Double the number of US layoffs (300,000 for October would be a good guess)pension eliminations, and cut back health care. It scares hell out of people and keeps them busy. Eliminate mailed unemployment checks. Make the louts stand in line again, but work the lines like Disney. They’ll wait for hours if they think waiting is entertainment. One important rule: No talking in line or no check.

Open up thousands of minimum wage jobs, but make the minimum wage a sustenance only “grant.” This falls in line nicely with the widely accepted practice, supported by most of the union leaders, of multi-tier wage systems, but answers their problem by creating but one tier, the bottom.

Double the pay of union leaders.

Proclaim the “Eighty Hour Work Week!” as a Jobs Initiative Reform and Kinesis: Jirk.

(Nobody knows what kinesis means anymore—thank the teachers and give 10 percent of them a merit raise based on their kids’ test scores. Abolish health care for the rest. Then abolish health care for the Merit Teachers on the grounds that the others used up all their money).

Give the union leaders a 12 percent raise, explaining it is like the apostles. Arrest a few union leaders. Let them get some headlines. Give them another 12 percent raise.

Declare: Solidarity is stupid. They are not as good as you. Give and receive benevolence.

Stage some Democratic/Republican fist fights in Congress and the Senate. Throw a bi-partisan party in a subterranean war room with Cheney and Bush and the Clintons and Obamas and have a good laugh—maybe a group grope. Offer Cindy McCain. Great dead-blue eyes at least. It is a century’s old tradition, eh?

Stir up the Russians and Somalian pirates. Expanded wars keep people as busy as the new Jirk program. Wars keep the flags flying. The Ruskies and the Somalis won’t win for five years and who can see beyond that anyway?

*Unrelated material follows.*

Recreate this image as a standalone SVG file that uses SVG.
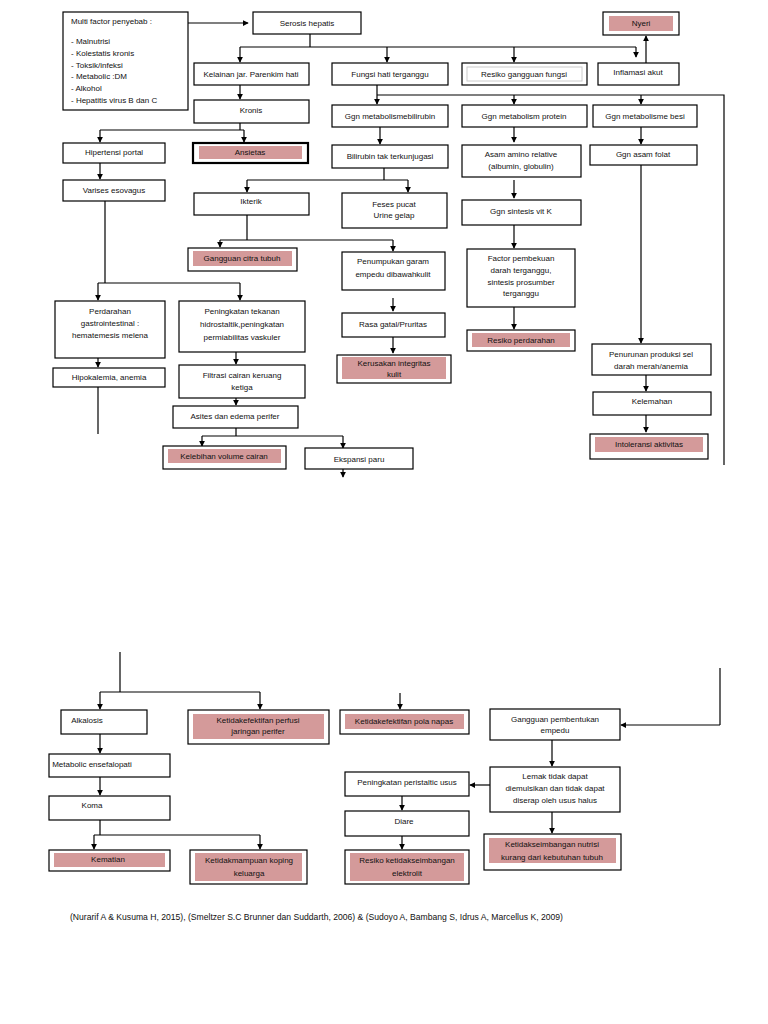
<svg xmlns="http://www.w3.org/2000/svg" width="768" height="1024" viewBox="0 0 768 1024">
<defs>
<marker id="a" viewBox="0 0 8 8" refX="7" refY="4" markerWidth="5" markerHeight="5" orient="auto"><path d="M0,0L8,4L0,8z" fill="#000"/></marker>
</defs>
<style>
rect.b{fill:#fff;stroke:#000;stroke-width:1.2}
rect.p{fill:#d49a9a}
text{font-family:"Liberation Sans",Arial,sans-serif;font-size:8px;fill:#111;text-anchor:middle}
.l{text-anchor:start}
#c path{fill:none;stroke:#000;stroke-width:1.2}
#c path.m{marker-end:url(#a)}
</style>
<rect width="768" height="1024" fill="#fff"/>
<g id="c">
<path class="m" d="M188,23H248"/>
<path d="M310,34V47M240,47H636"/>
<path class="m" d="M240,47V62"/><path class="m" d="M387,47V62"/><path class="m" d="M514,47V62"/><path class="m" d="M636,47V57"/>
<path class="m" d="M646,63V36"/>
<path class="m" d="M240,85V99"/>
<path d="M240,123V130M100,130H244"/>
<path class="m" d="M100,130V142"/><path class="m" d="M244,130V142"/>
<path class="m" d="M100,163V179"/>
<path d="M105,201V283M98,283H240"/>
<path class="m" d="M98,283V300"/><path class="m" d="M240,283V300"/>
<path d="M377,85V95M377,95H724V465"/>
<path class="m" d="M377,95V104"/><path class="m" d="M514,95V104"/><path class="m" d="M641,95V104"/>
<path class="m" d="M380,127V144"/>
<path d="M384,168V180M247,180H408"/>
<path class="m" d="M247,180V192"/><path class="m" d="M408,180V192"/>
<path d="M247,215V240M220,240H393"/>
<path class="m" d="M220,240V247"/><path class="m" d="M393,240V251"/>
<path class="m" d="M393,298V311"/>
<path class="m" d="M393,337V353"/>
<path class="m" d="M98,358V367"/>
<path d="M98,387V434"/>
<path class="m" d="M236,352V364"/>
<path class="m" d="M236,398V405"/>
<path d="M236,428V436M202,436H343"/>
<path class="m" d="M202,436V446"/><path class="m" d="M343,436V448"/>
<path class="m" d="M343,469V477"/>
<path class="m" d="M514,127V142"/>
<path class="m" d="M514,180V198"/>
<path class="m" d="M514,225V248"/>
<path class="m" d="M514,307V329"/>
<path class="m" d="M641,127V144"/>
<path class="m" d="M641,165V343"/>
<path class="m" d="M646,375V391"/>
<path class="m" d="M646,415V432"/>
<path d="M120,652V692M100,692H260"/>
<path class="m" d="M100,692V709"/><path class="m" d="M260,692V709"/>
<path class="m" d="M100,734V753"/>
<path class="m" d="M100,777V795"/>
<path d="M100,820V835M94,835H260"/>
<path class="m" d="M94,835V849"/><path class="m" d="M260,835V849"/>
<path class="m" d="M400,693V709"/>
<path d="M720,668V725"/><path class="m" d="M720,725H621"/>
<path class="m" d="M552,740V766"/>
<path class="m" d="M490,785H470"/>
<path class="m" d="M402,796V810"/>
<path class="m" d="M402,836V849"/>
<path class="m" d="M552,812V833"/>
</g>
<g id="multi"><rect class="b" x="63" y="12" width="125" height="98"/>
<text class="l" x="71" y="24">Multi factor penyebab :</text>
<text class="l" x="71" y="44">-   Malnutrisi</text><text class="l" x="71" y="56">-   Kolestatis kronis</text><text class="l" x="71" y="68">-   Toksik/infeksi</text><text class="l" x="71" y="79">-   Metabolic :DM</text><text class="l" x="71" y="91">-   Alkohol</text><text class="l" x="71" y="103">-   Hepatitis virus B dan C</text></g>
<g id="serosis"><rect class="b" x="253" y="12" width="108" height="22"/><text x="307" y="26">Serosis hepatis</text></g>
<g id="nyeri"><rect class="b" x="603" y="12" width="76" height="23"/><rect class="p" x="609" y="16" width="64" height="15"/><text x="641" y="26">Nyeri</text></g>
<g id="kelainan"><rect class="b" x="194" y="63" width="115" height="22"/><text x="251" y="77">Kelainan jar. Parenkim hati</text></g>
<g id="fungsi"><rect class="b" x="332" y="63" width="116" height="22"/><text x="390" y="77">Fungsi hati terganggu</text></g>
<g id="resiko"><rect class="b" x="462" y="63" width="125" height="22"/><rect x="467" y="67" width="115" height="14" fill="none" stroke="#ccc"/><text x="524" y="77">Resiko gangguan fungsi</text></g>
<g id="inflamasi"><rect class="b" x="598" y="63" width="81" height="22"/><text x="638" y="75">Inflamasi akut</text></g>
<g id="kronis"><rect class="b" x="194" y="100" width="115" height="23"/><text x="251" y="113">Kronis</text></g>
<g id="hipertensi"><rect class="b" x="63" y="143" width="102" height="20"/><text x="114" y="155">Hipertensi portal</text></g>
<g id="ansietas"><rect class="b" x="193" y="143" width="115" height="20" style="stroke-width:2.2"/><rect class="p" x="199" y="146" width="103" height="13"/><text x="250" y="155">Ansietas</text></g>
<g id="varises"><rect class="b" x="63" y="180" width="102" height="21"/><text x="114" y="193">Varises  esovagus</text></g>
<g id="bilirubin"><rect class="b" x="332" y="105" width="116" height="22"/><text x="390" y="119">Ggn metabolismebilirubin</text></g>
<g id="protein"><rect class="b" x="462" y="105" width="125" height="22"/><text x="524" y="119">Ggn metabolism protein</text></g>
<g id="besi"><rect class="b" x="593" y="105" width="104" height="22"/><text x="645" y="119">Ggn metabolisme besi</text></g>
<g id="taktkj"><rect class="b" x="332" y="145" width="116" height="23"/><text x="390" y="159">Bilirubin tak terkunjugasi</text></g>
<g id="asam"><rect class="b" x="462" y="145" width="119" height="32"/><text x="521" y="157">Asam amino relative</text><text x="521" y="169">(albumin, globulin)</text></g>
<g id="folat"><rect class="b" x="590" y="145" width="107" height="20"/><text x="643" y="157">Ggn asam folat</text></g>
<g id="ikterik"><rect class="b" x="194" y="193" width="115" height="22"/><text x="251" y="204">Ikterik</text></g>
<g id="feses"><rect class="b" x="342" y="193" width="105" height="35"/><text x="394" y="207">Feses pucat</text><text x="394" y="218">Urine gelap</text></g>
<g id="vitk"><rect class="b" x="462" y="200" width="119" height="25"/><text x="521" y="214">Ggn sintesis vit K</text></g>
<g id="citra"><rect class="b" x="188" y="248" width="109" height="23"/><rect class="p" x="193" y="251" width="99" height="15"/><text x="242" y="261">Gangguan citra tubuh</text></g>
<g id="penumpukan"><rect class="b" x="342" y="252" width="103" height="38"/><text x="393" y="264">Penumpukan garam</text><text x="393" y="277">empedu dibawahkulit</text></g>
<g id="factor"><rect class="b" x="467" y="249" width="108" height="58"/><text x="521" y="261">Factor pembekuan</text><text x="521" y="273">darah terganggu,</text><text x="521" y="285">sintesis prosumber</text><text x="521" y="296">terganggu</text></g>
<g id="perdarahan"><rect class="b" x="55" y="301" width="110" height="57"/><text x="110" y="314">Perdarahan</text><text x="110" y="326">gastrointestinal :</text><text x="110" y="338">hematemesis melena</text></g>
<g id="peningkatan"><rect class="b" x="179" y="301" width="126" height="51"/><text x="242" y="314">Peningkatan tekanan</text><text x="242" y="327">hidrostaltik,peningkatan</text><text x="242" y="340">permiabilitas vaskuler</text></g>
<g id="gatal"><rect class="b" x="342" y="313" width="103" height="24"/><text x="393" y="327">Rasa gatal/Pruritas</text></g>
<g id="resikoperd"><rect class="b" x="467" y="330" width="108" height="21"/><rect class="p" x="472" y="333" width="98" height="14"/><text x="521" y="343">Resiko perdarahan</text></g>
<g id="penurunan"><rect class="b" x="592" y="344" width="119" height="31"/><text x="651" y="357">Penurunan produksi sel</text><text x="651" y="369">darah merah/anemia</text></g>
<g id="kerusakan"><rect class="b" x="337" y="355" width="114" height="28"/><rect class="p" x="342" y="357" width="104" height="22"/><text x="394" y="366">Kerusakan  integritas</text><text x="394" y="377">kulit</text></g>
<g id="hipokalemia"><rect class="b" x="53" y="368" width="112" height="19"/><text x="109" y="380">Hipokalemia, anemia</text></g>
<g id="filtrasi"><rect class="b" x="179" y="365" width="126" height="33"/><text x="242" y="378">Filtrasi cairan keruang</text><text x="242" y="390">ketiga</text></g>
<g id="kelemahan"><rect class="b" x="593" y="392" width="118" height="23"/><text x="652" y="404">Kelemahan</text></g>
<g id="asites"><rect class="b" x="173" y="406" width="125" height="22"/><text x="235" y="419">Asites dan edema perifer</text></g>
<g id="intoleransi"><rect class="b" x="590" y="434" width="118" height="25"/><rect class="p" x="595" y="437" width="108" height="15"/><text x="649" y="447">Intoleransi aktivitas</text></g>
<g id="kelebihan"><rect class="b" x="163" y="446" width="123" height="23"/><rect class="p" x="168" y="449" width="113" height="14"/><text x="224" y="459">Kelebihan  volume cairan</text></g>
<g id="ekspansi"><rect class="b" x="305" y="448" width="108" height="21"/><text x="359" y="462">Ekspansi paru</text></g>
<g id="alkalosis"><rect class="b" x="61" y="710" width="86" height="24"/><text x="87" y="723">Alkalosis</text></g>
<g id="perfusi"><rect class="b" x="188" y="710" width="141" height="34"/><rect class="p" x="193" y="714" width="131" height="25"/><text x="258" y="723">Ketidakefektifan perfusi</text><text x="258" y="734">jaringan perifer</text></g>
<g id="napas"><rect class="b" x="340" y="710" width="129" height="24"/><rect class="p" x="345" y="714" width="119" height="15"/><text x="404" y="724">Ketidakefektifan pola napas</text></g>
<g id="empedu"><rect class="b" x="490" y="709" width="130" height="31"/><text x="555" y="722">Gangguan pembentukan</text><text x="555" y="733">empedu</text></g>
<g id="ensefalopati"><rect class="b" x="49" y="754" width="121" height="23"/><text x="92" y="767">Metabolic ensefalopati</text></g>
<g id="lemak"><rect class="b" x="490" y="767" width="130" height="45"/><text x="555" y="779">Lemak tidak dapat</text><text x="555" y="791">diemulsikan dan tidak dapat</text><text x="555" y="803">diserap oleh usus halus</text></g>
<g id="peristaltic"><rect class="b" x="345" y="772" width="124" height="24"/><text x="407" y="785">Peningkatan peristaltic usus</text></g>
<g id="koma"><rect class="b" x="49" y="796" width="121" height="24"/><text x="92" y="808">Koma</text></g>
<g id="diare"><rect class="b" x="345" y="811" width="124" height="25"/><text x="404" y="824">Diare</text></g>
<g id="nutrisi"><rect class="b" x="484" y="834" width="137" height="36"/><rect class="p" x="489" y="838" width="127" height="25"/><text x="552" y="847">Ketidakseimbangan nutrisi</text><text x="552" y="860">kurang dari kebutuhan tubuh</text></g>
<g id="kematian"><rect class="b" x="49" y="850" width="121" height="21"/><rect class="p" x="54" y="853" width="111" height="14"/><text x="108" y="862">Kematian</text></g>
<g id="koping"><rect class="b" x="190" y="850" width="117" height="34"/><rect class="p" x="195" y="853" width="107" height="28"/><text x="249" y="863">Ketidakmampuan koping</text><text x="249" y="876">keluarga</text></g>
<g id="elektrolit"><rect class="b" x="345" y="850" width="124" height="34"/><rect class="p" x="350" y="853" width="114" height="28"/><text x="407" y="863">Resiko ketidakseimbangan</text><text x="407" y="876">elektrolit</text></g>
<text class="l" x="70" y="920" style="font-size:8.6px">(Nurarif A &amp; Kusuma H, 2015), (Smeltzer S.C Brunner dan Suddarth, 2006) &amp; (Sudoyo A, Bambang S, Idrus A, Marcellus K, 2009)</text>
</svg>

Remind the citizens that a Strong Leader is needed in time of war. Should one turn into a drunk or child pornographer, find another Strong Leader. Learn from the Church.

Stop counting the US dead altogether. Feed them to those war criminals in the secret prisons. Expand the secret prisons but do not keep them too secret.

Focus on the need for popular humility. People’s power is loyalty and obedience. That is real democracy.

Sex is fear. It is bad, it is disease, it is sin. The only good sex is bought sex. Goes for the homos too.

Kill the ones with ideas. Nobody will miss them for some time to come. Back the ones who say, “Baby Steps.” Nobody remembers what an idea is anyway. Can you kill an entire people? Find an Aztec. An idea? Find Marx, other than in daily life.

You know my deal. It is good for a couple of years, enough to set up a foreign stash and make your plans to flee. When you leave, promise to take me with you. Promise. No crossing the fingers on me. I am your savior.